▶ [Record excerpts]
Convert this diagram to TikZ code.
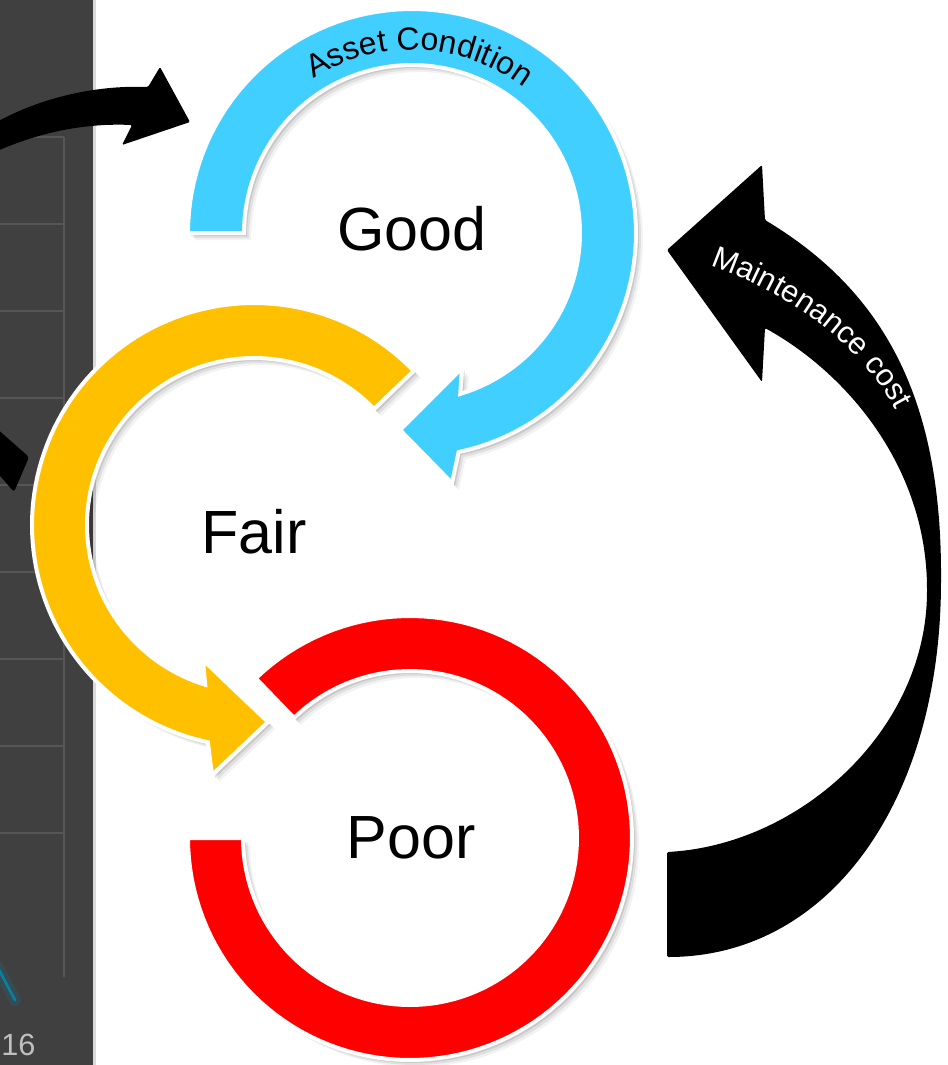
\documentclass[tikz,border=0pt]{standalone}
\usepackage{fontspec}
\setmainfont{Liberation Sans}
\usetikzlibrary{decorations.text}
\definecolor{panel}{HTML}{404040}
\definecolor{gridc}{HTML}{565656}
\definecolor{stripc}{HTML}{DADADA}
\definecolor{teal1}{HTML}{0B7FA0}
\definecolor{blueC}{HTML}{41CFFF}
\definecolor{yellowC}{HTML}{FFC000}
\definecolor{redC}{HTML}{FF0000}
\definecolor{numc}{HTML}{BFBFBF}
\newcommand{\bluepath}{plot[domain=180:438,samples=100] ({412+224*cos(\x)},{233+224*sin(\x)}) -- (452,483) -- (400,430) -- (462,368) -- plot[domain=433.3:180,samples=100] ({412+168*cos(\x)},{233+168*sin(\x)}) -- cycle}
\newcommand{\yellowpath}{plot[domain=316:102,samples=100] ({254+222*cos(\x)},{525+222*sin(\x)}) -- (212,775) -- (268,722) -- (203,660) -- plot[domain=107:316,samples=100] ({254+167*cos(\x)},{525+167*sin(\x)}) -- cycle}
\newcommand{\redpath}{plot[domain=226:540,samples=120] ({410+222*cos(\x)},{838+222*sin(\x)}) -- plot[domain=540:226,samples=120] ({410+167*cos(\x)},{838+167*sin(\x)}) -- cycle}
\newcommand{\shadowed}[2]{%
  \foreach \s/\o in {7/0.05,5/0.07,3/0.10}{\fill[black,opacity=\o,shift={(\s,\s)}] #2;}
  \filldraw[fill=#1,draw=white,line width=3pt] #2;}
\tikzset{
  bigword/.style={font=\fontsize{45.75}{50}\selectfont, anchor=base, inner sep=0pt},
}
\begin{document}
\begin{tikzpicture}[x=0.75pt,y=-0.75pt]
\useasboundingbox (0,0) rectangle (948,1065);
\clip (0,0) rectangle (948,1065);
\fill[white] (0,0) rectangle (948,1065);
% left panel
\fill[panel] (0,0) rectangle (93,1065);
\fill[stripc] (93,0) rectangle (96,1065);
\foreach \yy in {137,224,...,833} \draw[gridc, line width=0.8pt] (0,\yy) -- (64,\yy);
\draw[gridc, line width=0.8pt] (64,137) -- (64,977);
\draw[teal1, opacity=0.2, line width=9pt, line cap=round] (-3,966) -- (15,1000);
\draw[teal1, line width=2pt, line cap=round] (-3,966) -- (15,1000);
\node[font=\fontsize{23}{26}\selectfont, text=numc, anchor=base west, inner sep=0pt] (num) at (1,1055) {16};
% black arrows at left
\fill[black, rounded corners=1pt] (-5,123) .. controls (40,98) and (95,85) .. (148,87) -- (160,67) -- (190,122) -- (122,145) -- (132,125) .. controls (85,123) and (40,132) .. (-5,152) -- cycle;
\fill[black, rounded corners=2pt] (-5,427) -- (29,457) -- (14,492) -- (-5,470) -- cycle;
% rings
\shadowed{blueC}{\bluepath}
\shadowed{yellowC}{\yellowpath}
\shadowed{redC}{\redpath}
% maintenance arrow
\fill[black, rounded corners=1pt] (765,220) .. controls (885,292) and (942,400) .. (941,580) .. controls (941,800) and (830,957) .. (667,957) -- (667,852) .. controls (800,845) and (927,730) .. (927,590) .. controls (927,470) and (850,375) .. (765,328) -- (762,382) -- (667,250) -- (762,165) -- cycle;
\path[decorate, decoration={text along path, text align=center, text={|\color{white}\fontsize{23}{27}\selectfont|Maintenance cost}}] (700,262) .. controls (790,292) and (865,345) .. (900,420);
\path[decorate, decoration={text along path, text align=center, text={|\fontsize{24}{28}\selectfont|Asset Condition}}] plot[domain=230:315,samples=60] ({412+183*cos(\x)},{233+183*sin(\x)});
% labels
\node[bigword] (good) at (412,250) {Good};
\node[bigword] (fair) at (254,553) {Fair};
\node[bigword] (poor) at (411,858) {Poor};
\end{tikzpicture}
\end{document}
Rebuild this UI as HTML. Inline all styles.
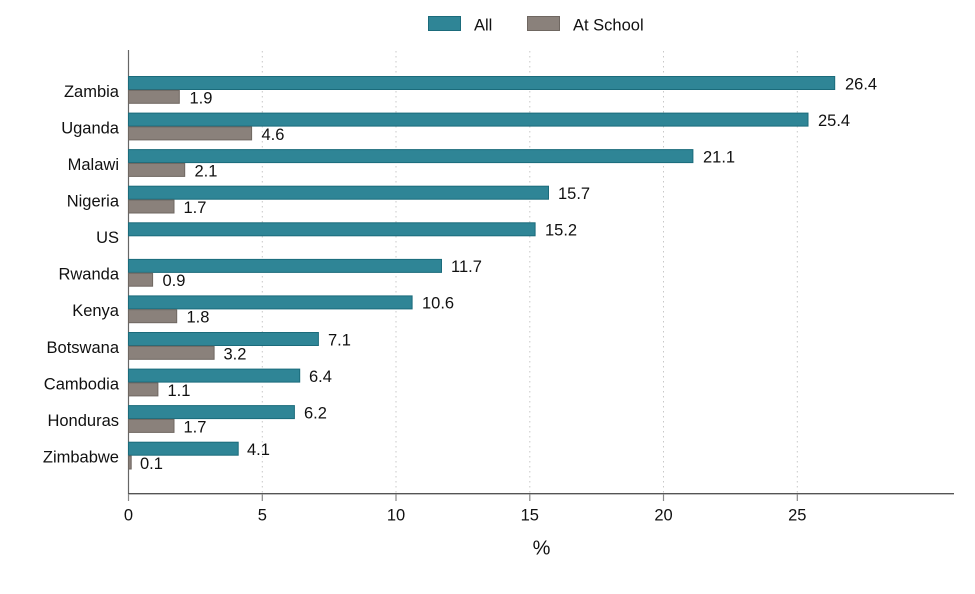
<!DOCTYPE html>
<html><head><meta charset="utf-8"><style>
html,body{margin:0;padding:0;background:#fff;}
svg{display:block;}
text{font-family:"Liberation Sans",Arial,sans-serif;fill:#111;}
</style></head><body>
<svg width="975" height="594" viewBox="0 0 975 594" xmlns="http://www.w3.org/2000/svg">
<!-- legend -->
<rect x="428.5" y="16.5" width="32" height="14" fill="#2f8596" stroke="#1b6b7b" stroke-width="1"/>
<text x="474" y="30.5" font-size="16.5">All</text>
<rect x="527.5" y="16.5" width="32" height="14" fill="#8a817b" stroke="#6f6761" stroke-width="1"/>
<text x="573" y="30.5" font-size="16.5">At School</text>
<!-- grid -->
<g stroke="#c8c8c8" stroke-width="1" stroke-dasharray="1.5,3.5">
<line x1="262.3" y1="51" x2="262.3" y2="493"/>
<line x1="396" y1="51" x2="396" y2="493"/>
<line x1="529.8" y1="51" x2="529.8" y2="493"/>
<line x1="663.5" y1="51" x2="663.5" y2="493"/>
<line x1="797.3" y1="51" x2="797.3" y2="493"/>
</g>
<!-- axes -->
<line x1="128.5" y1="50" x2="128.5" y2="494" stroke="#666" stroke-width="1.2"/>
<line x1="128" y1="493.7" x2="954" y2="493.7" stroke="#555" stroke-width="1.4"/>
<g stroke="#888" stroke-width="1.2">
<line x1="128.5" y1="494" x2="128.5" y2="501"/>
<line x1="262.3" y1="494" x2="262.3" y2="501"/>
<line x1="396" y1="494" x2="396" y2="501"/>
<line x1="529.8" y1="494" x2="529.8" y2="501"/>
<line x1="663.5" y1="494" x2="663.5" y2="501"/>
<line x1="797.3" y1="494" x2="797.3" y2="501"/>
</g>
<g font-size="16.5" text-anchor="middle">
<text x="128.5" y="520.5">0</text>
<text x="262.3" y="520.5">5</text>
<text x="396" y="520.5">10</text>
<text x="529.8" y="520.5">15</text>
<text x="663.5" y="520.5">20</text>
<text x="797.3" y="520.5">25</text>
<text x="541.5" y="554.5" font-size="20">%</text>
</g>
<g font-size="16.5">
<!-- Zambia top 76 -->
<rect x="128.5" y="76.5" width="706.2" height="13" fill="#2f8596" stroke="#1b6b7b"/>
<rect x="128.5" y="90.3" width="50.8" height="13" fill="#8a817b" stroke="#6f6761"/>
<text x="845" y="89.3">26.4</text><text x="189.5" y="103.3">1.9</text>
<text x="119" y="96.8" text-anchor="end">Zambia</text>
<!-- Uganda 112.6 -->
<rect x="128.5" y="113.1" width="679.5" height="13" fill="#2f8596" stroke="#1b6b7b"/>
<rect x="128.5" y="126.9" width="123.1" height="13" fill="#8a817b" stroke="#6f6761"/>
<text x="818" y="125.9">25.4</text><text x="261.5" y="139.9">4.6</text>
<text x="119" y="133.4" text-anchor="end">Uganda</text>
<!-- Malawi 149.1 -->
<rect x="128.5" y="149.6" width="564.4" height="13" fill="#2f8596" stroke="#1b6b7b"/>
<rect x="128.5" y="163.4" width="56.2" height="13" fill="#8a817b" stroke="#6f6761"/>
<text x="703" y="162.4">21.1</text><text x="194.5" y="176.4">2.1</text>
<text x="119" y="169.9" text-anchor="end">Malawi</text>
<!-- Nigeria 185.7 -->
<rect x="128.5" y="186.2" width="420" height="13" fill="#2f8596" stroke="#1b6b7b"/>
<rect x="128.5" y="200" width="45.5" height="13" fill="#8a817b" stroke="#6f6761"/>
<text x="558" y="199">15.7</text><text x="183.5" y="213">1.7</text>
<text x="119" y="206.5" text-anchor="end">Nigeria</text>
<!-- US 222.3 -->
<rect x="128.5" y="222.8" width="406.6" height="13" fill="#2f8596" stroke="#1b6b7b"/>
<text x="545" y="235.6">15.2</text>
<text x="119" y="243.1" text-anchor="end">US</text>
<!-- Rwanda 258.9 -->
<rect x="128.5" y="259.4" width="313" height="13" fill="#2f8596" stroke="#1b6b7b"/>
<rect x="128.5" y="273.2" width="24.1" height="13" fill="#8a817b" stroke="#6f6761"/>
<text x="451" y="272.2">11.7</text><text x="162.5" y="286.2">0.9</text>
<text x="119" y="279.7" text-anchor="end">Rwanda</text>
<!-- Kenya 295.4 -->
<rect x="128.5" y="295.9" width="283.6" height="13" fill="#2f8596" stroke="#1b6b7b"/>
<rect x="128.5" y="309.7" width="48.2" height="13" fill="#8a817b" stroke="#6f6761"/>
<text x="422" y="308.7">10.6</text><text x="186.5" y="322.7">1.8</text>
<text x="119" y="316.2" text-anchor="end">Kenya</text>
<!-- Botswana 332 -->
<rect x="128.5" y="332.5" width="189.9" height="13" fill="#2f8596" stroke="#1b6b7b"/>
<rect x="128.5" y="346.3" width="85.6" height="13" fill="#8a817b" stroke="#6f6761"/>
<text x="328" y="345.3">7.1</text><text x="223.5" y="359.3">3.2</text>
<text x="119" y="352.8" text-anchor="end">Botswana</text>
<!-- Cambodia 368.6 -->
<rect x="128.5" y="369.1" width="171.2" height="13" fill="#2f8596" stroke="#1b6b7b"/>
<rect x="128.5" y="382.9" width="29.4" height="13" fill="#8a817b" stroke="#6f6761"/>
<text x="309" y="381.9">6.4</text><text x="167.5" y="395.9">1.1</text>
<text x="119" y="389.4" text-anchor="end">Cambodia</text>
<!-- Honduras 405.1 -->
<rect x="128.5" y="405.6" width="165.9" height="13" fill="#2f8596" stroke="#1b6b7b"/>
<rect x="128.5" y="419.4" width="45.5" height="13" fill="#8a817b" stroke="#6f6761"/>
<text x="304" y="418.4">6.2</text><text x="183.5" y="432.4">1.7</text>
<text x="119" y="425.9" text-anchor="end">Honduras</text>
<!-- Zimbabwe 441.7 -->
<rect x="128.5" y="442.2" width="109.7" height="13" fill="#2f8596" stroke="#1b6b7b"/>
<rect x="128.5" y="456" width="2.7" height="13" fill="#8a817b" stroke="#6f6761"/>
<text x="247" y="455">4.1</text><text x="140" y="469">0.1</text>
<text x="119" y="462.5" text-anchor="end">Zimbabwe</text>
</g>
</svg>
</body></html>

▶ [Brief]
Only lines holding the string "this" are wanted; gather each one from the entries above.

▶ [Problem solution]
Convert this diagram to TikZ code.
Rebuild this UI as HTML. Inline all styles.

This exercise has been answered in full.